_OBJECTIVE_
In the material below, please retype the lines from the very first through the one with "const playY = [0.5, 0.5, 0.5, 0.5, 0.5];", exactly and without pictures.

_MATERIAL FOR THIS EXERCISE_
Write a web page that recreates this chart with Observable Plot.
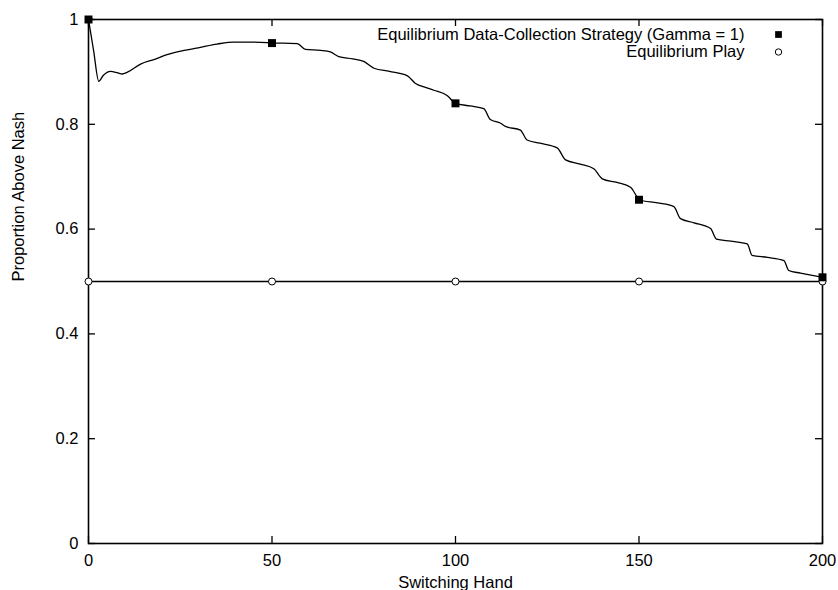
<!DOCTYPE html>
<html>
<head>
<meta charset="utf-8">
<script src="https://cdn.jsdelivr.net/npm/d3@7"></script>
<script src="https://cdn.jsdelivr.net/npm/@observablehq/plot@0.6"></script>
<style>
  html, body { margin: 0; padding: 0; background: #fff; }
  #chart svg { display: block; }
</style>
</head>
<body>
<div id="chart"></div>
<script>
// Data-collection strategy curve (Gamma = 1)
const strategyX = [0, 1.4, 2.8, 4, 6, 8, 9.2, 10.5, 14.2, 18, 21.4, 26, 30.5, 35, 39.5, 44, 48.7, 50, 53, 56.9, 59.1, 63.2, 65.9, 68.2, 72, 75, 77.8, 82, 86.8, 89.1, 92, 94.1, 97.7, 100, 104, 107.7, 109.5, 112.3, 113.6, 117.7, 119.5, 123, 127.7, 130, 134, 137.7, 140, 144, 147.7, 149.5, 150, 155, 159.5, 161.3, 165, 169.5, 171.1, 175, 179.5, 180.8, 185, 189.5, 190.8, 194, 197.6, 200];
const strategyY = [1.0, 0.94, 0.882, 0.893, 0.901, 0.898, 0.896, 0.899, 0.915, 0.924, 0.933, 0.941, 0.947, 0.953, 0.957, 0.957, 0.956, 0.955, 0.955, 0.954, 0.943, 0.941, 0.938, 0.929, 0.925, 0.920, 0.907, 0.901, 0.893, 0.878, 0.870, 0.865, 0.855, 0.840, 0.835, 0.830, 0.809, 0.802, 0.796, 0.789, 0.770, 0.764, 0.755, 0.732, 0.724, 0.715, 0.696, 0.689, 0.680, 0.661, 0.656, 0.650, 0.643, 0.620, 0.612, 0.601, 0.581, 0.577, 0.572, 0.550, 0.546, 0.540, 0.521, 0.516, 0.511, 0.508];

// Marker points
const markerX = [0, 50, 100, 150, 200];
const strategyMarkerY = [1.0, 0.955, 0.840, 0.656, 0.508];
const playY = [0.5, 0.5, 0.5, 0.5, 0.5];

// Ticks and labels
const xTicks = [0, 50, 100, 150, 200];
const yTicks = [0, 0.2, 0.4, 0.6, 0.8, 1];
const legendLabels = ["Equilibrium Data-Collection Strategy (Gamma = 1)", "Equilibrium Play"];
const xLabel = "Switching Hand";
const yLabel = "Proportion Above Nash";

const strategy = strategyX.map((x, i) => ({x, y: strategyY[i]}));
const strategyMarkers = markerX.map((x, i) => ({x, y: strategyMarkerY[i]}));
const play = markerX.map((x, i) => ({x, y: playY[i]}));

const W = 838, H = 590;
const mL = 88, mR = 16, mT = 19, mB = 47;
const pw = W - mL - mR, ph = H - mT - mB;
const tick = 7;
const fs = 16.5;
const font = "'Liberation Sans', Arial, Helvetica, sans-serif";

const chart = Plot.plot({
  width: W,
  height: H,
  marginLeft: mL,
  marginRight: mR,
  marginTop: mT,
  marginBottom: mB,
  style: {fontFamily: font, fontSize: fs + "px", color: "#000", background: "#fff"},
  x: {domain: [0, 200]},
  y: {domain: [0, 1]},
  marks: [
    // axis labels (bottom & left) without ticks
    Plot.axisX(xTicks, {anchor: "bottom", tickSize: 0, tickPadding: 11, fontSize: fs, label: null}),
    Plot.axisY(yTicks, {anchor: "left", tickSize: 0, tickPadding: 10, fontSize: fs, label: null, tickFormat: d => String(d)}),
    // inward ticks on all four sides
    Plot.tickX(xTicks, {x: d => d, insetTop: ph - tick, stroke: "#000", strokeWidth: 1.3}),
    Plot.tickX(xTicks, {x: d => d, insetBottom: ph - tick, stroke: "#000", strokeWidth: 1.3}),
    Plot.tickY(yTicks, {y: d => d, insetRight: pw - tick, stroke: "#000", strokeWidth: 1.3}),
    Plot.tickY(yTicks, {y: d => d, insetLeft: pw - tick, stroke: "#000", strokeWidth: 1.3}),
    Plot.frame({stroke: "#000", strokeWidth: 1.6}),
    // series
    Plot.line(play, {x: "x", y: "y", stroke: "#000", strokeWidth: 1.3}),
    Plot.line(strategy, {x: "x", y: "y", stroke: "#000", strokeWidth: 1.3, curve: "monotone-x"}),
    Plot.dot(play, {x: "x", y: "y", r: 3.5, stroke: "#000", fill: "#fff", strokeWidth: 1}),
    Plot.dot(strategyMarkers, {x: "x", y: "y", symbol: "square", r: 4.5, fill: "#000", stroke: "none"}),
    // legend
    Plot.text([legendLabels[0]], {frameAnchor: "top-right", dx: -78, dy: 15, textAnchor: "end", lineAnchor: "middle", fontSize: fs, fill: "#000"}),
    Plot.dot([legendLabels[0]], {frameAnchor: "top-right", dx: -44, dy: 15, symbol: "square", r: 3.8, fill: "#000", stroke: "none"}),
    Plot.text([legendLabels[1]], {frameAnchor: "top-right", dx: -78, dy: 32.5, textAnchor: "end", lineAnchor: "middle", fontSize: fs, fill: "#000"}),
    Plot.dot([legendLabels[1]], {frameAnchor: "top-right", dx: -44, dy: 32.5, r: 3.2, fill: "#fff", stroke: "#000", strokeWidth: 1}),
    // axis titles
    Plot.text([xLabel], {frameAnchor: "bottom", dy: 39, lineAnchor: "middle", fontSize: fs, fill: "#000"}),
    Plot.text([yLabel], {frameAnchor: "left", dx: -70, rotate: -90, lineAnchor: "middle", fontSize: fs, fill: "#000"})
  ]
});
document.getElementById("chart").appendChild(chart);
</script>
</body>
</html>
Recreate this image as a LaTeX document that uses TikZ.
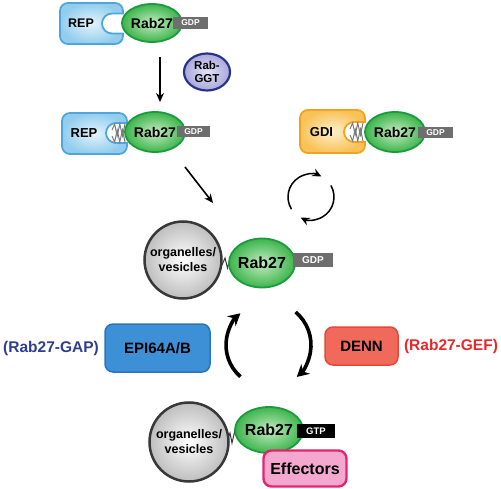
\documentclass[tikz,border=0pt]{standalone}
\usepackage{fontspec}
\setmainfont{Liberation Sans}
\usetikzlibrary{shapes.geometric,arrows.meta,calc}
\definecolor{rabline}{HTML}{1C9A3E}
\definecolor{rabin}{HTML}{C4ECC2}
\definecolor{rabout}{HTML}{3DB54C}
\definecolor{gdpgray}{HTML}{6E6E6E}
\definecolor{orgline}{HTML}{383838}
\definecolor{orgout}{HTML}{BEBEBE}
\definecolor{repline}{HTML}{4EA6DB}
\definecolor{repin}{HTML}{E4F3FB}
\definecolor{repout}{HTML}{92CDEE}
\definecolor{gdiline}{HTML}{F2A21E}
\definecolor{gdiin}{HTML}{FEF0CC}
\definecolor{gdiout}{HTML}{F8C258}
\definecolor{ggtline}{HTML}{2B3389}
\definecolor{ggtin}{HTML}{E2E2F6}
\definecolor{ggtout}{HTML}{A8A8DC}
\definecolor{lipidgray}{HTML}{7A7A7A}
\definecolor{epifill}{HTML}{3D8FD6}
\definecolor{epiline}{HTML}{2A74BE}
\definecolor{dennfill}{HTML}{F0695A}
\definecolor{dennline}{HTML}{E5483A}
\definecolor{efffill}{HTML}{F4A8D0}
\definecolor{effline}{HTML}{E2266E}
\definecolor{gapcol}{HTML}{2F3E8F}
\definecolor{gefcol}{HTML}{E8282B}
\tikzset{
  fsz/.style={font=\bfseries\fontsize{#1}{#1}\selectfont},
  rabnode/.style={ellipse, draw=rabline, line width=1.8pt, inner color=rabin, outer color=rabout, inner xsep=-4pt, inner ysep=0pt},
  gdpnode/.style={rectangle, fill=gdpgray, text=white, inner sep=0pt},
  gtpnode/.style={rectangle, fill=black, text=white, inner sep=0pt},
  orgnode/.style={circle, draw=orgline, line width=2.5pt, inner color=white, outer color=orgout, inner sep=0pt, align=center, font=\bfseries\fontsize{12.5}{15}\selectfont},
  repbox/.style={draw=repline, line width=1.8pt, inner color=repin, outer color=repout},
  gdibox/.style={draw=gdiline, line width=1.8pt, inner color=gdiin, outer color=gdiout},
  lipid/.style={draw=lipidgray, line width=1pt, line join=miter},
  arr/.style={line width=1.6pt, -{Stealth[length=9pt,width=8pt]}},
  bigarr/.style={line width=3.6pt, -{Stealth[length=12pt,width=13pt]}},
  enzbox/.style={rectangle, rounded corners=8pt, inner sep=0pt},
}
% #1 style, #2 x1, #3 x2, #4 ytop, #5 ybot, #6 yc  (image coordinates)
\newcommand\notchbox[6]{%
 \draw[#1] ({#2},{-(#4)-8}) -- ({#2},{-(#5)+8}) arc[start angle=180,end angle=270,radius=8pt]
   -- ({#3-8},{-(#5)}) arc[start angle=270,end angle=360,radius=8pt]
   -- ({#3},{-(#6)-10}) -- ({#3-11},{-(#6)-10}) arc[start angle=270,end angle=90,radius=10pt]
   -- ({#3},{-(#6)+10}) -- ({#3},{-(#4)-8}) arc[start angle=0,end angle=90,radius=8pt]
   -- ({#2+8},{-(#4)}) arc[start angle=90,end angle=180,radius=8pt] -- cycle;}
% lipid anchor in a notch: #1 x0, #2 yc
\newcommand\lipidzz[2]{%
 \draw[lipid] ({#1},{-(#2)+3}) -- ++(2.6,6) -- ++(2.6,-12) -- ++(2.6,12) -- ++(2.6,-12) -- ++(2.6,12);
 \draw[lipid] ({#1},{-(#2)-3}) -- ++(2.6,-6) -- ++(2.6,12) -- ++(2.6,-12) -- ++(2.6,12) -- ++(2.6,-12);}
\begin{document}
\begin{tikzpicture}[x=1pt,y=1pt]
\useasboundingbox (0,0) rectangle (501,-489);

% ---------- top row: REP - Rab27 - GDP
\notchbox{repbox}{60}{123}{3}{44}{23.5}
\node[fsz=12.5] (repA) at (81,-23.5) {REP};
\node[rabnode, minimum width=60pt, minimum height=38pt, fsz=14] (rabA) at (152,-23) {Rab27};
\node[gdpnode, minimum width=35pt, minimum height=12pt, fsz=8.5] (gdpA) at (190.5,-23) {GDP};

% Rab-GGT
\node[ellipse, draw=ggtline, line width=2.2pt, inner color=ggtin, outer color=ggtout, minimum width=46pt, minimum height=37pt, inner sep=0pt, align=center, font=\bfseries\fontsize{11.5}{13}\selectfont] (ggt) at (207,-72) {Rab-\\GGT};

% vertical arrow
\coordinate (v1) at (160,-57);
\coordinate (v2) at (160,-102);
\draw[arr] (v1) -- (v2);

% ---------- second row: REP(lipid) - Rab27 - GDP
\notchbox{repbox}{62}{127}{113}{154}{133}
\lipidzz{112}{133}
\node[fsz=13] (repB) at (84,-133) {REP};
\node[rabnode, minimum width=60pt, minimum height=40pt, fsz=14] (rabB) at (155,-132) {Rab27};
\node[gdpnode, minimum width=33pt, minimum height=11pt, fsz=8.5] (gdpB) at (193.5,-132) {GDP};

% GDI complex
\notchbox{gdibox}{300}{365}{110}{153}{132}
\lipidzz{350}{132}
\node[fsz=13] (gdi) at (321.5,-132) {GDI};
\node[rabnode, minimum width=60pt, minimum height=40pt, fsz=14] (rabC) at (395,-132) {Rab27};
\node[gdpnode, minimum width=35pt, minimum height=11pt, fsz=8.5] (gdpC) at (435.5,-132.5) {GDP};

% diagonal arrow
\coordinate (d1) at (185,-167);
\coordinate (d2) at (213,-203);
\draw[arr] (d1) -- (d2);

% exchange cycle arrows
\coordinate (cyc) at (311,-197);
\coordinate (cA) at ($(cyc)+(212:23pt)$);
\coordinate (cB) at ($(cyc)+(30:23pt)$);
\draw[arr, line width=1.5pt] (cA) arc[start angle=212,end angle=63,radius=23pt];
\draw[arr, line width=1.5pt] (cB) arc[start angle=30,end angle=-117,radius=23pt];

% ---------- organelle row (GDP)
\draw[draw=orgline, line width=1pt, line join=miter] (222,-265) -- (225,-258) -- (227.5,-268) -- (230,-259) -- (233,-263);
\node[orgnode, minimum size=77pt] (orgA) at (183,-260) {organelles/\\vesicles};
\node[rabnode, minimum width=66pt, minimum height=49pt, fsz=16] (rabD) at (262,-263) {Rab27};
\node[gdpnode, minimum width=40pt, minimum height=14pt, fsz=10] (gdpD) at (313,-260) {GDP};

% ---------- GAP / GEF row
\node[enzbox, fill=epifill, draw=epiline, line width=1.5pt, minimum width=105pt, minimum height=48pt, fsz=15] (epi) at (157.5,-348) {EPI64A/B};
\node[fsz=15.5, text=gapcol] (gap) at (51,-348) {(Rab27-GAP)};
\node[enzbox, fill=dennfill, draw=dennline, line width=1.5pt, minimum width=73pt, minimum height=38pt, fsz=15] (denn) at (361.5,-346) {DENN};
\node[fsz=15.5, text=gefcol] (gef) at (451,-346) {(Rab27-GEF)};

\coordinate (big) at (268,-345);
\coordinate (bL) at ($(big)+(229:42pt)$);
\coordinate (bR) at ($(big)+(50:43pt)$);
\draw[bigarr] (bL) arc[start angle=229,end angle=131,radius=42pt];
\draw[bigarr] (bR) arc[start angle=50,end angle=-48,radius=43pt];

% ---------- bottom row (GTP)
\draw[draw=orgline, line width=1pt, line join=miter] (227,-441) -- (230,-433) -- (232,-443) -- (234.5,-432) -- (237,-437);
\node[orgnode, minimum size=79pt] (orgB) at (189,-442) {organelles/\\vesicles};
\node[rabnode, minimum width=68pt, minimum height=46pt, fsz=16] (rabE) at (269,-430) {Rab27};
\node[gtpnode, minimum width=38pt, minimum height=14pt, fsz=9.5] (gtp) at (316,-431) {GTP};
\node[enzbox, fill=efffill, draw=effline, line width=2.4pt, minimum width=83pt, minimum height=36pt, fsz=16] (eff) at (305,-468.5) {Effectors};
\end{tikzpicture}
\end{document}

_TASK SOLUTION_
Write a web page that recreates this chart with Observable Plot.
<!DOCTYPE html>
<html>
<head>
<meta charset="utf-8">
<script src="https://cdn.jsdelivr.net/npm/d3@7"></script>
<script src="https://cdn.jsdelivr.net/npm/@observablehq/plot@0.6"></script>
<style>
  html, body { margin: 0; padding: 0; background: #fff; }
  #chart svg { display: block; }
</style>
</head>
<body>
<div id="chart"></div>
<script>
// Data-collection strategy curve (Gamma = 1)
const strategyX = [0, 1.4, 2.8, 4, 6, 8, 9.2, 10.5, 14.2, 18, 21.4, 26, 30.5, 35, 39.5, 44, 48.7, 50, 53, 56.9, 59.1, 63.2, 65.9, 68.2, 72, 75, 77.8, 82, 86.8, 89.1, 92, 94.1, 97.7, 100, 104, 107.7, 109.5, 112.3, 113.6, 117.7, 119.5, 123, 127.7, 130, 134, 137.7, 140, 144, 147.7, 149.5, 150, 155, 159.5, 161.3, 165, 169.5, 171.1, 175, 179.5, 180.8, 185, 189.5, 190.8, 194, 197.6, 200];
const strategyY = [1.0, 0.94, 0.882, 0.893, 0.901, 0.898, 0.896, 0.899, 0.915, 0.924, 0.933, 0.941, 0.947, 0.953, 0.957, 0.957, 0.956, 0.955, 0.955, 0.954, 0.943, 0.941, 0.938, 0.929, 0.925, 0.920, 0.907, 0.901, 0.893, 0.878, 0.870, 0.865, 0.855, 0.840, 0.835, 0.830, 0.809, 0.802, 0.796, 0.789, 0.770, 0.764, 0.755, 0.732, 0.724, 0.715, 0.696, 0.689, 0.680, 0.661, 0.656, 0.650, 0.643, 0.620, 0.612, 0.601, 0.581, 0.577, 0.572, 0.550, 0.546, 0.540, 0.521, 0.516, 0.511, 0.508];

// Marker points
const markerX = [0, 50, 100, 150, 200];
const strategyMarkerY = [1.0, 0.955, 0.840, 0.656, 0.508];
const playY = [0.5, 0.5, 0.5, 0.5, 0.5];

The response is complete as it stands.